I did this because I had a desire to do so. The more I studied and memorized, the more I grew a hunger and thirst for it. I longed for the truth and was able to bring to mind Bible verses easily for many circumstances in my life and for others. It was wonderful. Then just a week ago the doorbell rang. I thought it was another door to door salesman wanting to sign us up for a new roof or paint our house. When I opened the door I was surprised to see two nicely dressed women holding black books. Mormons. Oh Lord, I prayed, please help me! I did not want to go through the doubt and uncertainty as I did before. I did not know what to say to these people and their unyielding attempts to bring me into their faith.
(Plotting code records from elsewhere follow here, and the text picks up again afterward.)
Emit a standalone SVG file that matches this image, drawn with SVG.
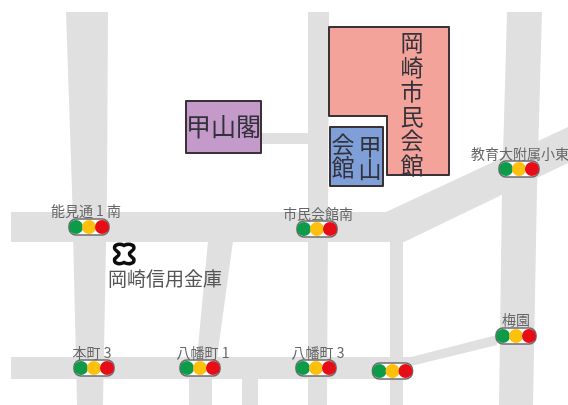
<svg xmlns="http://www.w3.org/2000/svg" xmlns:xlink="http://www.w3.org/1999/xlink" width="568" height="405" viewBox="0 0 568 405">
<style>
.road{fill:#e0e0e0}
.bld{stroke:#3a3238;stroke-width:2;stroke-linejoin:round}
text{font-family:"Noto Sans CJK JP","Noto Sans",sans-serif}
.big{fill:#33303a}
.sm{font-size:14px;fill:#666;text-anchor:middle}
.v{writing-mode:vertical-rl;text-anchor:start}
</style>
<defs>
<filter id="soft" x="-5%" y="-5%" width="110%" height="110%"><feGaussianBlur stdDeviation="0.7"/></filter>
<g id="sig">
<rect x="-20" y="-8" width="40" height="16" rx="7" fill="#fff" stroke="#6b6b6b" stroke-width="1.6"/>
<circle cx="-13" r="7" fill="#0a9a4a"/>
<circle r="7" fill="#fcc010"/>
<circle cx="13" r="7" fill="#e60d16"/>
</g>
</defs>
<rect width="568" height="405" fill="#fff"/>
<g filter="url(#soft)">
<g id="roads">
<polygon class="road" points="66,12 108,12 107,190 103,405 77,405 72,190"/>
<polygon class="road" points="308,12 329,12 327,405 308,405"/>
<polygon class="road" points="507,12 542,12 537,190 533,405 499,405 502,190"/>
<polygon class="road" points="11,212 386,212 568,127 568,163 404,242 11,242"/>
<polygon class="road" points="11,357 411,357 497,335 497,345 411,366 403,379 11,379"/>
<polygon class="road" points="390,240 403,240 403,405 390,405"/>
<polygon class="road" points="208,241 233,241 217,358 197,358"/>
<rect class="road" x="189" y="378" width="23" height="27"/>
<rect class="road" x="242" y="378" width="16" height="27"/>
<rect class="road" x="258" y="133" width="52" height="11"/>
</g>
<g id="koyamakaku">
<rect class="bld" x="186" y="101" width="75" height="52" fill="#c39aca"/>
<text class="big" x="223.500" y="136" font-size="25" text-anchor="middle">甲山閣</text>
</g>
<g id="shimin-kaikan">
<polygon class="bld" points="329,27 449,27 449,175 387,175 387,116 329,116" fill="#f4a39b"/>
<text class="big v" x="412" y="31" font-size="23" letter-spacing="1.500">岡崎市民会館</text>
</g>
<g id="koyama-kaikan">
<rect class="bld" x="330" y="127" width="53" height="59" fill="#7f9fd8"/>
<text class="big v" x="370" y="135" font-size="23" letter-spacing="0">甲山</text>
<text class="big v" x="343" y="133" font-size="23" letter-spacing="0">会館</text>
</g>
<g id="shinkin">
<path d="M114.500,248 C114.500,244 120,243.500 124,245.500 C128,243.500 134,244 134,248 C134,251 129.500,251 129.500,254 C129.500,257 134,257 134,260 C134,264 128,264.500 124,262.500 C120,264.500 114.500,264 114.500,260 C114.500,257 119,257 119,254 C119,251 114.500,251 114.500,248Z" fill="#fff" stroke="#111" stroke-width="3.500"/>
<text x="165" y="286" font-size="19" fill="#555" text-anchor="middle">岡崎信用金庫</text>
</g>
<g id="sig-noumi">
<text class="sm" x="86" y="216">能見通 1 南</text>
<use xlink:href="#sig" href="#sig" x="89" y="227"/>
</g>
<g id="sig-shimin">
<text class="sm" x="318" y="219">市民会館南</text>
<use xlink:href="#sig" href="#sig" x="317" y="229"/>
</g>
<g id="sig-kyoiku">
<text class="sm" x="471" y="159" style="text-anchor:start">教育大附属小東</text>
<use xlink:href="#sig" href="#sig" x="519" y="169"/>
</g>
<g id="sig-honmachi">
<text class="sm" x="92" y="358">本町 3</text>
<use xlink:href="#sig" href="#sig" x="94" y="368"/>
</g>
<g id="sig-hachiman1">
<text class="sm" x="203" y="358">八幡町 1</text>
<use xlink:href="#sig" href="#sig" x="200" y="368"/>
</g>
<g id="sig-hachiman3">
<text class="sm" x="318" y="358">八幡町 3</text>
<use xlink:href="#sig" href="#sig" x="316" y="368"/>
</g>
<g id="sig-plain">
<use xlink:href="#sig" href="#sig" x="392.500" y="371"/>
</g>
<g id="sig-umezono">
<text class="sm" x="516" y="325">梅園</text>
<use xlink:href="#sig" href="#sig" x="516" y="336"/>
</g>
</g>
</svg>
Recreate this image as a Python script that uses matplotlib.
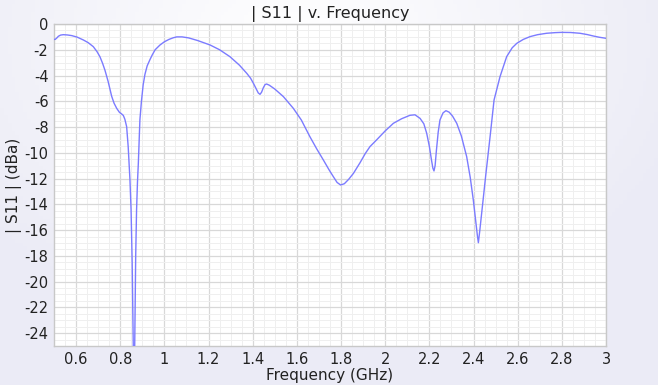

God was faithful to me, and my study of His word gave me just the strength I needed. I was able to test God’s will and back it up with the scripture I had been learning. I have no idea if I said anything to these young women that made a difference to them in any way. I have no idea if God used me in this circumstance to touch them. All I do know is I am glad that I did have my faith tested, and that I challenged me to grow and learn.

faithI do not want to judge others, or say I know better than anyone else. I do know a few simple truths though. Jesus is god, the Bible is the inerrant Word of God, and if you can’t back something up with scripture, then it is not the Truth. I am thankful for these small bits of wisdom and I pray to gain more as I continue to study and learn. In this society truth is not absolute – that it changes for every person – I thank God that He is my rock that I can stand on in a sea of discord. I have built my house on sand and watched it sink time and time again. And I sat in misery as my world crumbled before my eyes each time. Now I can stand firm with faith and hope to know that God’s word never returns void and that I can rest safely in the shelter of the Most High.